2. **The Force Rule for Tiny Pieces:** When current flows through a magnetic field, it feels a force! Because the magnetic field changes, we need to think about tiny little pieces of the wire. For each tiny piece, the force ($$d\vec{F}$$) is found using a special rule: $$d\vec{F} = I d\vec{l} \times \vec{B}$$.
* $$I$$ is the current ($$2.00 \times 10^{-3} \mathrm{~A}$$).
* $$d\vec{l}$$ is a tiny section of the wire. Since the current goes down the y-axis, we can write this as $$-dy \hat{j}$$ (where $$\hat{j}$$ means the positive y-direction, so $$- \hat{j}$$ is the negative y-direction).
* $$\vec{B}$$ is the magnetic field at that spot: $$\vec{B}=(0.300 \mathrm{~T} / \mathrm{m}) y \hat{\mathrm{i}}+(0.400 \mathrm{~T} / \mathrm{m}) y \hat{\mathrm{j}}$$.
* The "x" symbol means we do a "cross product," which is a special way to multiply vectors that gives you another vector perpendicular to the first two.
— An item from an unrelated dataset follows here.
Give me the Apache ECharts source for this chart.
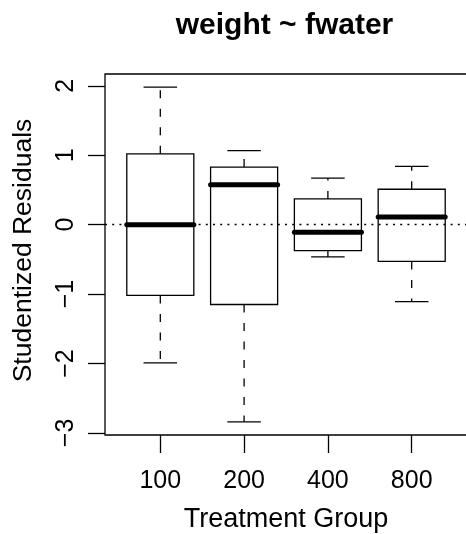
<!DOCTYPE html>
<html>
<head>
<meta charset="utf-8">
<script src="https://cdn.jsdelivr.net/npm/echarts@6/dist/echarts.min.js"></script>
<style>
  html, body { margin: 0; padding: 0; background: #fff; }
  #chart { width: 466px; height: 534px; }
</style>
</head>
<body>
<div id="chart"></div>
<script>
  // groups and five-number summaries
  const groups = ['100', '200', '400', '800']
  const lowerWhisker = [-1.99, -2.84, -0.465, -1.11]
  const lowerQuartile = [-1.02, -1.15, -0.375, -0.53]
  const median = [0.0, 0.575, -0.11, 0.11]
  const upperQuartile = [1.02, 0.83, 0.37, 0.51]
  const upperWhisker = [1.98, 1.065, 0.67, 0.84]
  const yTicks = [-3, -2, -1, 0, 1, 2]

  const font = '"Liberation Sans", Arial, sans-serif'
  const ink = '#000'

  const boxData = groups.map((g, i) => [
    i + 1, lowerWhisker[i], lowerQuartile[i], median[i], upperQuartile[i], upperWhisker[i]
  ])

  const thin = () => ({ stroke: ink, lineWidth: 1.3, fill: 'none' })
  const dashed = () => ({ stroke: ink, lineWidth: 1.3, fill: 'none', lineDash: [8, 10.5] })

  function renderBox (params, api) {
    const x = api.value(0)
    const halfBox = api.size([0.8, 0])[0] / 2
    const halfStaple = halfBox / 2
    const p = k => api.coord([x, api.value(k)])
    const lw = p(1); const q1 = p(2); const md = p(3); const q3 = p(4); const uw = p(5)
    const cx = lw[0]

    return {
      type: 'group',
      children: [
        { type: 'polyline', shape: { points: [[cx, q3[1]], [cx, uw[1]]] }, style: dashed() },
        { type: 'polyline', shape: { points: [[cx, q1[1]], [cx, lw[1]]] }, style: dashed() },
        { type: 'polyline', shape: { points: [[cx - halfStaple, uw[1]], [cx + halfStaple, uw[1]]] }, style: thin() },
        { type: 'polyline', shape: { points: [[cx - halfStaple, lw[1]], [cx + halfStaple, lw[1]]] }, style: thin() },
        { type: 'rect', shape: { x: cx - halfBox, y: q3[1], width: halfBox * 2, height: q1[1] - q3[1] }, style: thin() },
        { type: 'polyline', shape: { points: [[cx - halfBox, md[1]], [cx + halfBox, md[1]]] },
          style: { stroke: ink, lineWidth: 5, lineCap: 'round', fill: 'none' } }
      ]
    }
  }

  const minus = v => String(v).replace('-', '\u2212')

  const chart = echarts.init(document.getElementById('chart'))
  chart.setOption({
    animation: false,
    backgroundColor: '#fff',
    title: {
      text: 'weight ~ fwater',
      left: 284.5,
      top: 11,
      padding: 0,
      textAlign: 'center',
      textStyle: { fontFamily: font, fontSize: 30, fontWeight: 'bold', color: ink }
    },
    grid: {
      left: 105,
      top: 74,
      width: 362,
      height: 361,
      outerBoundsMode: 'none',
      containLabel: false,
      show: true,
      borderColor: ink,
      borderWidth: 1.3,
      backgroundColor: 'transparent'
    },
    xAxis: {
      type: 'value',
      min: 0.34,
      max: 4.66,
      splitLine: { show: false },
      axisLine: { show: false, onZero: false },
      axisTick: { show: true, customValues: [1, 2, 3, 4], length: 18, lineStyle: { color: ink, width: 1.3 } },
      axisLabel: {
        customValues: [1, 2, 3, 4],
        formatter: v => groups[Math.round(v) - 1],
        margin: 34,
        fontFamily: font,
        fontSize: 25,
        color: ink
      },
      name: 'Treatment Group',
      nameLocation: 'middle',
      nameGap: 71,
      nameTextStyle: { fontFamily: font, fontSize: 27, color: ink }
    },
    yAxis: {
      type: 'value',
      min: -3.03,
      max: 2.17,
      splitLine: { show: false },
      axisLine: { show: false, onZero: false },
      axisTick: { show: true, customValues: yTicks, length: 17, lineStyle: { color: ink, width: 1.3 } },
      axisLabel: {
        customValues: yTicks,
        formatter: minus,
        rotate: 90,
        margin: 26,
        fontFamily: font,
        fontSize: 25,
        color: ink
      },
      name: 'Studentized Residuals',
      nameLocation: 'middle',
      nameRotate: 90,
      nameGap: 68,
      nameTextStyle: { fontFamily: font, fontSize: 26.5, color: ink, padding: [0, 0, 0, 8] }
    },
    series: [{
      type: 'custom',
      renderItem: renderBox,
      encode: { x: 0, y: [1, 2, 3, 4, 5] },
      data: boxData,
      markLine: {
        silent: true,
        symbol: 'none',
        label: { show: false },
        lineStyle: { color: ink, width: 1.3, type: [2, 5.2] },
        data: [{ yAxis: 0 }]
      }
    }]
  })
</script>
</body>
</html>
3. **Calculate the Force on a Tiny Piece:** Let's put all the parts into the force rule:
$$d\vec{F} = (2.00 \times 10^{-3} \mathrm{~A}) (-dy \hat{j}) \times ((0.300 y) \hat{i} + (0.400 y) \hat{j})$$
Now, let's do the cross product part: $$(-\hat{j}) \times ((0.300 y) \hat{i} + (0.400 y) \hat{j})$$
* When we cross $$(-\hat{j})$$ with $$(0.300 y) \hat{i}$$: We know that $$\hat{j} \times \hat{i} = -\hat{k}$$ (meaning if you go from y-direction to x-direction, the result points into the paper). So, $$(-\hat{j}) \times \hat{i} = \hat{k}$$ (pointing out of the paper). This part becomes $$(0.300 y) \hat{k}$$.
* When we cross $$(-\hat{j})$$ with $$(0.400 y) \hat{j}$$: Any vector crossed with itself (or a vector pointing in the same direction) is zero. So, $$\hat{j} \times \hat{j} = 0$$. This part is $$0$$.

So, the force on a tiny piece simplifies to:
$$d\vec{F} = (2.00 \times 10^{-3} \mathrm{~A}) (0.300 y) dy \hat{k}$$
Multiplying the numbers: $$2.00 \times 10^{-3} \times 0.300 = 0.0006$$
So, $$d\vec{F} = (0.0006 y) dy \hat{k}$$

4. **Add Up All the Tiny Forces (Integration):** Since the force depends on $$y$$, and we have tiny pieces along the whole wire from $$y=0$$ to $$y=0.250 \mathrm{~m}$$, we need to "add up" all these tiny forces. In math, we do this with something called an integral!
Total Force $$\vec{F} = \int_{y=0}^{y=0.250} (0.0006 y) dy \hat{k}$$
We can pull the constant $$0.0006$$ and the direction $$\hat{k}$$ outside the integral:
$$\vec{F} = 0.0006 \hat{k} \int_{0}^{0.250} y dy$$
Now, we solve the integral of $$y$$ with respect to $$y$$. The integral of $$y$$ is $$\frac{1}{2}y^2$$.
So, we calculate this from $$y=0$$ to $$y=0.250$$:
$$\int_{0}^{0.250} y dy = \frac{1}{2}(0.250)^2 - \frac{1}{2}(0)^2$$
$$= \frac{1}{2}(0.0625) - 0$$
$$= 0.03125$$

5. **Calculate the Final Answer:** Now, we just multiply the numbers we found:
$$\vec{F} = (0.0006) \times (0.03125) \hat{k}$$
$$\vec{F} = 0.00001875 \hat{k} \mathrm{~N}$$

6. **Write in Scientific Notation:** It's good practice to write very small numbers using scientific notation and round to the correct number of significant figures (which is 3, based on the numbers given in the problem).
$$0.00001875 = 1.875 \times 10^{-5}$$
Rounding to 3 significant figures, we get $$1.88 \times 10^{-5}$$

So, the final magnetic force on the wire is $$(1.88 \times 10^{-5} \mathrm{~N}) \hat{k}$$.